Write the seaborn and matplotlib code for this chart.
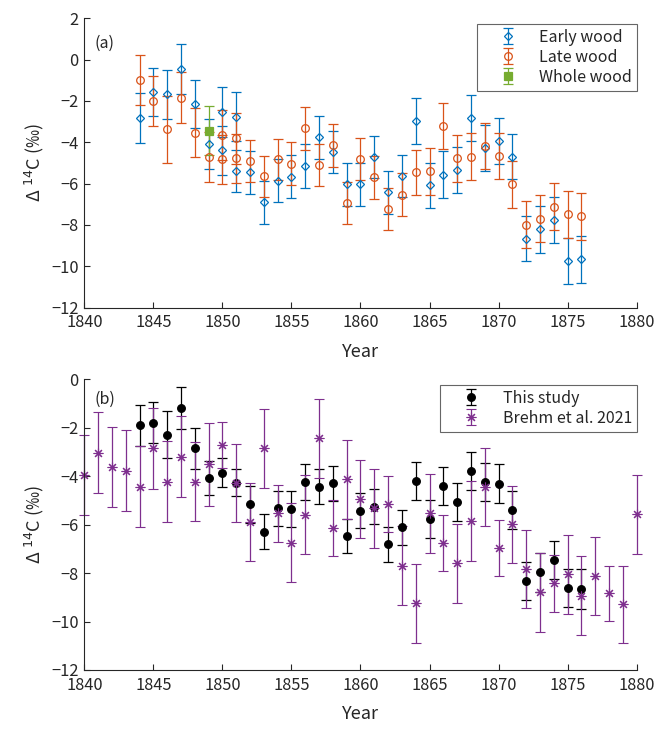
import matplotlib
matplotlib.use("Agg")
import matplotlib.pyplot as plt
import seaborn as sns
import numpy as np
import pandas as pd

# ── Colours (MATLAB default order) ──────────────────────────────────────────
BLUE   = "#0072BD"
ORANGE = "#D95319"
GREEN  = "#77AC30"
PURPLE = "#7E2F8E"
BLACK  = "#000000"

# ── Panel (a): early / late / whole wood ────────────────────────────────────
early_year = [1844, 1845, 1846, 1847, 1848, 1849, 1850, 1850, 1851, 1851,
              1852, 1853, 1854, 1855, 1856, 1857, 1858, 1859, 1860, 1861,
              1862, 1863, 1864, 1865, 1866, 1867, 1868, 1869, 1870, 1871,
              1872, 1873, 1874, 1875, 1876]
early_d14c = [-2.84, -1.57, -1.68, -0.45, -2.15, -4.10, -2.52, -4.38, -2.76, -5.40,
              -5.46, -6.91, -5.85, -5.67, -5.14, -3.76, -4.46, -6.03, -6.03, -4.73,
              -6.43, -5.64, -2.96, -6.09, -5.56, -5.35, -2.81, -4.27, -3.94, -4.70,
              -8.66, -8.22, -7.77, -9.74, -9.67]
early_err  = [1.21, 1.18, 1.20, 1.20, 1.18, 1.21, 1.20, 1.18, 1.20, 1.03,
              1.02, 1.03, 1.03, 1.05, 1.05, 1.03, 1.02, 1.04, 1.03, 1.02,
              1.02, 1.03, 1.12, 1.10, 1.12, 1.10, 1.12, 1.10, 1.12, 1.10,
              1.11, 1.12, 1.11, 1.13, 1.13]

late_year = [1844, 1845, 1846, 1847, 1848, 1849, 1850, 1850, 1851, 1851,
             1852, 1853, 1854, 1855, 1856, 1857, 1858, 1859, 1860, 1861,
             1862, 1863, 1864, 1865, 1866, 1867, 1868, 1869, 1870, 1871,
             1872, 1873, 1874, 1875, 1876]
late_d14c = [-0.99, -1.99, -3.38, -1.84, -3.54, -4.70, -3.65, -4.83, -3.81, -4.78,
             -4.91, -5.64, -4.83, -5.04, -3.33, -5.10, -4.15, -6.93, -4.80, -5.70,
             -7.22, -6.53, -5.46, -5.41, -3.20, -4.78, -4.70, -4.18, -4.65, -6.04,
             -7.98, -7.69, -7.12, -7.49, -7.58]
late_err  = [1.21, 1.20, 1.60, 1.22, 1.19, 1.20, 1.20, 1.20, 1.22, 1.20,
             1.02, 1.00, 1.01, 1.03, 1.05, 1.04, 1.03, 1.03, 1.03, 1.04,
             1.03, 1.03, 1.11, 1.12, 1.12, 1.13, 1.13, 1.13, 1.12, 1.13,
             1.12, 1.13, 1.13, 1.12, 1.13]

whole_year = [1849]
whole_d14c = [-3.44]
whole_err  = [1.19]

# ── Panel (b): this study vs Brehm et al. 2021 ──────────────────────────────
study_year = [1844, 1845, 1846, 1847, 1848, 1849, 1850, 1851, 1852, 1853,
              1854, 1855, 1856, 1857, 1858, 1859, 1860, 1861, 1862, 1863,
              1864, 1865, 1866, 1867, 1868, 1869, 1870, 1871, 1872, 1873,
              1874, 1875, 1876]
study_d14c = [-1.90, -1.79, -2.28, -1.17, -2.85, -4.09, -3.85, -4.27, -5.16, -6.29,
              -5.33, -5.35, -4.24, -4.43, -4.29, -6.47, -5.42, -5.26, -6.81, -6.11,
              -4.20, -5.77, -4.39, -5.05, -3.77, -4.24, -4.31, -5.39, -8.33, -7.97,
              -7.46, -8.61, -8.66]
study_err  = [0.86, 0.85, 0.97, 0.86, 0.84, 0.70, 0.60, 0.56, 0.76, 0.73,
              0.74, 0.73, 0.74, 0.73, 0.72, 0.72, 0.72, 0.73, 0.72, 0.72,
              0.78, 0.80, 0.79, 0.79, 0.79, 0.80, 0.80, 0.80, 0.79, 0.80,
              0.80, 0.80, 0.81]

brehm_year = list(range(1840, 1881))
brehm_d14c = [-3.95, -3.03, -3.61, -3.77, -4.43, -2.85, -4.22, -3.19, -4.22, -3.51,
              -2.71, -4.29, -5.90, -2.85, -5.53, -6.74, -5.60, -2.44, -6.15, -4.13,
              -4.94, -5.33, -5.16, -7.69, -9.25, -5.53, -6.77, -7.60, -5.85, -4.46,
              -6.98, -5.99, -7.84, -8.79, -8.42, -8.05, -8.93, -8.10, -8.83, -9.29,
              -5.57]
brehm_err  = [1.66, 1.68, 1.65, 1.67, 1.66, 1.66, 1.68, 1.66, 1.63, 1.71,
              0.96, 1.62, 1.61, 1.62, 1.17, 1.62, 1.63, 1.62, 1.15, 1.62,
              1.63, 1.63, 1.16, 1.62, 1.63, 1.62, 1.16, 1.62, 1.64, 1.61,
              1.16, 1.60, 1.62, 1.63, 1.17, 1.63, 1.64, 1.61, 1.13, 1.60,
              1.64]

df_early = pd.DataFrame({"year": early_year, "d14c": early_d14c, "err": early_err})
df_late  = pd.DataFrame({"year": late_year, "d14c": late_d14c, "err": late_err})
df_whole = pd.DataFrame({"year": whole_year, "d14c": whole_d14c, "err": whole_err})
df_study = pd.DataFrame({"year": study_year, "d14c": study_d14c, "err": study_err})
df_brehm = pd.DataFrame({"year": brehm_year, "d14c": brehm_d14c, "err": brehm_err})

# ── Style ───────────────────────────────────────────────────────────────────
sns.set_style("ticks")
plt.rcParams["font.family"] = ["Noto Sans CJK JP", "DejaVu Sans"]
plt.rcParams["mathtext.fontset"] = "dejavusans"
plt.rcParams["xtick.direction"] = "in"
plt.rcParams["ytick.direction"] = "in"

fig = plt.figure(figsize=(6.72, 7.34), dpi=100, facecolor="white")
ax1 = fig.add_axes([0.1254, 0.581, 0.822, 0.394])
ax2 = fig.add_axes([0.1254, 0.0872, 0.822, 0.396])

ERR_KW = dict(linestyle="none", capsize=3.6, elinewidth=0.9, capthick=0.9)


def draw(ax, df, color, marker, ms, label, filled=False, mew=0.9):
    cont = ax.errorbar(
        df["year"], df["d14c"], yerr=df["err"],
        marker=marker, markersize=ms, color=color, ecolor=color,
        markerfacecolor=color if filled else "none",
        markeredgecolor=color, markeredgewidth=mew,
        label=label, **ERR_KW,
    )
    for art in cont.lines[0:1] + tuple(cont.lines[1]) + tuple(cont.lines[2]):
        art.set_clip_on(False)


# ── (a) ─────────────────────────────────────────────────────────────────────
draw(ax1, df_early, BLUE, "D", 4.3, "Early wood")
draw(ax1, df_late, ORANGE, "o", 5.5, "Late wood")
draw(ax1, df_whole, GREEN, "s", 6, "Whole wood", filled=True)

# ── (b) ─────────────────────────────────────────────────────────────────────
draw(ax2, df_study, BLACK, "o", 5.5, "This study", filled=True)
draw(ax2, df_brehm, PURPLE, (8, 2, 0), 7, "Brehm et al. 2021", mew=0.8)

for ax, lim, tag, ty, axh in [(ax1, (-12, 2), "(a)", 0.915, 289.0),
                              (ax2, (-12, 0), "(b)", 0.932, 290.7)]:
    ax.set_xlim(1840, 1880)
    ax.set_ylim(*lim)
    ax.set_xticks(np.arange(1840, 1881, 5))
    ax.set_yticks(np.arange(lim[0], lim[1] + 1, 2))
    ax.set_yticklabels([f"{v}".replace("-", "\u2212") for v in range(lim[0], lim[1] + 1, 2)])
    ax.tick_params(axis="both", labelsize=11.8, length=4, width=0.8, color="#262626",
                   labelcolor="#262626")
    ax.tick_params(axis="x", pad=5)
    ax.tick_params(axis="y", pad=4)
    ax.set_xlabel("Year", fontsize=13, color="#262626", labelpad=8)
    ax.set_ylabel(r"Δ $^{14}$C (‰)", fontsize=13, color="#262626", labelpad=4)
    sns.despine(ax=ax)
    for sp in ["left", "bottom"]:
        ax.spines[sp].set_linewidth(0.8)
        ax.spines[sp].set_color("#262626")
    ax.text(0.0375, ty, tag, transform=ax.transAxes, fontsize=11.5,
            ha="center", va="center", color="#262626")
    leg = ax.legend(loc="upper right", bbox_to_anchor=(1.0, 1 - 5.5 / axh),
                    borderaxespad=0, fontsize=11.5, frameon=True, fancybox=False,
                    edgecolor="#404040", handletextpad=0.3, borderpad=0.3,
                    labelspacing=0.2, handlelength=3.3)
    leg.get_frame().set_linewidth(0.8)

fig.savefig("out.png", dpi=100, facecolor="white")
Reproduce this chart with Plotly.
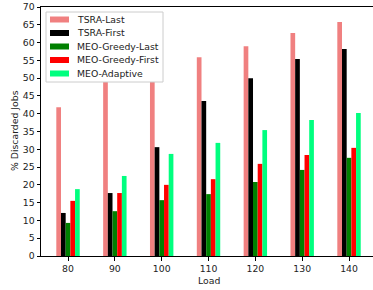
import plotly.graph_objects as go

loads = [80, 90, 100, 110, 120, 130, 140]
tsra_last = [41.8, 50.0, 53.0, 55.9, 59.0, 62.7, 65.8]
tsra_first = [12.1, 17.7, 30.6, 43.6, 50.0, 55.4, 58.2]
meo_greedy_last = [9.3, 12.6, 15.7, 17.4, 20.8, 24.2, 27.6]
meo_greedy_first = [15.5, 17.7, 20.0, 21.6, 25.9, 28.4, 30.4]
meo_adaptive = [18.8, 22.5, 28.7, 31.8, 35.4, 38.2, 40.2]

series = [
    ("TSRA-Last", tsra_last, "#F08080"),
    ("TSRA-First", tsra_first, "#000000"),
    ("MEO-Greedy-Last", meo_greedy_last, "#008000"),
    ("MEO-Greedy-First", meo_greedy_first, "#FF0000"),
    ("MEO-Adaptive", meo_adaptive, "#00FF7F"),
]

W, H = 373, 290
L, R, T, B = 41, 0, 7, 34
pw, ph = W - L - R, H - T - B

def px_x(p):
    return (p - L) / pw

def px_y(p):
    return 1 - (p - T) / ph

fig = go.Figure()
for name, vals, color in series:
    fig.add_trace(go.Bar(x=loads, y=vals, name=name, showlegend=False,
                         marker=dict(color=color, line=dict(width=0))))

font = dict(family="DejaVu Sans", size=9.3, color="#222222")

shapes = []
annotations = []
# legend box
shapes.append(dict(type="rect", xref="paper", yref="paper", layer="above",
                   x0=px_x(46), x1=px_x(163), y0=px_y(82), y1=px_y(12),
                   fillcolor="white", line=dict(color="#cccccc", width=1)))
for i, (name, vals, color) in enumerate(series):
    cy = 19.5 + 13.5 * i
    shapes.append(dict(type="rect", xref="paper", yref="paper", layer="above",
                       x0=px_x(50), x1=px_x(69), y0=px_y(cy + 3), y1=px_y(cy - 3),
                       fillcolor=color, line=dict(width=0)))
    annotations.append(dict(text=name, xref="paper", yref="paper",
                            x=px_x(75), y=px_y(cy), xanchor="left", yanchor="middle",
                            showarrow=False, font=font))

annotations.append(dict(text="Load", xref="paper", yref="paper",
                        x=px_x(209), y=px_y(280), xanchor="center", yanchor="middle",
                        showarrow=False, font=font))
annotations.append(dict(text="% Discarded Jobs", xref="paper", yref="paper",
                        x=px_x(14), y=px_y(131), xanchor="center", yanchor="middle",
                        textangle=-90, showarrow=False, font=font))

fig.update_layout(
    width=W, height=H,
    margin=dict(l=L, r=R, t=T, b=B, autoexpand=False),
    paper_bgcolor="white", plot_bgcolor="white",
    barmode="group", bargap=0.5, bargroupgap=0,
    font=font,
    showlegend=False,
    shapes=shapes,
    annotations=annotations,
    xaxis=dict(range=[74.23, 145.12], tickvals=loads, ticktext=[str(v) for v in loads],
               showline=True, linecolor="#000000", linewidth=1, mirror=True,
               ticks="outside", ticklen=3.5, tickcolor="#000000", showgrid=False, zeroline=False,
               automargin=False, tickfont=font),
    yaxis=dict(range=[0, 70], tickvals=list(range(0, 71, 5)),
               showline=True, linecolor="#000000", linewidth=1,
               ticks="outside", ticklen=3.5, tickcolor="#000000", showgrid=False, zeroline=False,
               automargin=False, tickfont=font),
)

fig.write_html("out.html", config={"displayModeBar": False},
               post_script="document.body.style.margin='0px';document.body.style.overflow='hidden';")
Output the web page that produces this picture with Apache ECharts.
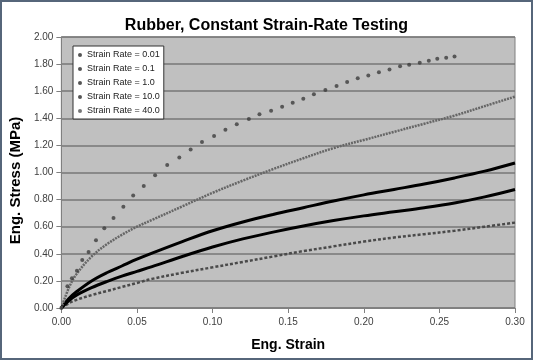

• • • •

▶ [EXERCISE REQUIREMENTS]: Repeat only what lies between the start of the data and the end of the line containing "1.11, 1.12, 1.11, 1.13, 1.13]", exactly, with pictures left out.

▶ [SOLUTION BELOW]:
Write the seaborn and matplotlib code for this chart.
import matplotlib
matplotlib.use("Agg")
import matplotlib.pyplot as plt
import seaborn as sns
import numpy as np
import pandas as pd

# ── Colours (MATLAB default order) ──────────────────────────────────────────
BLUE   = "#0072BD"
ORANGE = "#D95319"
GREEN  = "#77AC30"
PURPLE = "#7E2F8E"
BLACK  = "#000000"

# ── Panel (a): early / late / whole wood ────────────────────────────────────
early_year = [1844, 1845, 1846, 1847, 1848, 1849, 1850, 1850, 1851, 1851,
              1852, 1853, 1854, 1855, 1856, 1857, 1858, 1859, 1860, 1861,
              1862, 1863, 1864, 1865, 1866, 1867, 1868, 1869, 1870, 1871,
              1872, 1873, 1874, 1875, 1876]
early_d14c = [-2.84, -1.57, -1.68, -0.45, -2.15, -4.10, -2.52, -4.38, -2.76, -5.40,
              -5.46, -6.91, -5.85, -5.67, -5.14, -3.76, -4.46, -6.03, -6.03, -4.73,
              -6.43, -5.64, -2.96, -6.09, -5.56, -5.35, -2.81, -4.27, -3.94, -4.70,
              -8.66, -8.22, -7.77, -9.74, -9.67]
early_err  = [1.21, 1.18, 1.20, 1.20, 1.18, 1.21, 1.20, 1.18, 1.20, 1.03,
              1.02, 1.03, 1.03, 1.05, 1.05, 1.03, 1.02, 1.04, 1.03, 1.02,
              1.02, 1.03, 1.12, 1.10, 1.12, 1.10, 1.12, 1.10, 1.12, 1.10,
              1.11, 1.12, 1.11, 1.13, 1.13]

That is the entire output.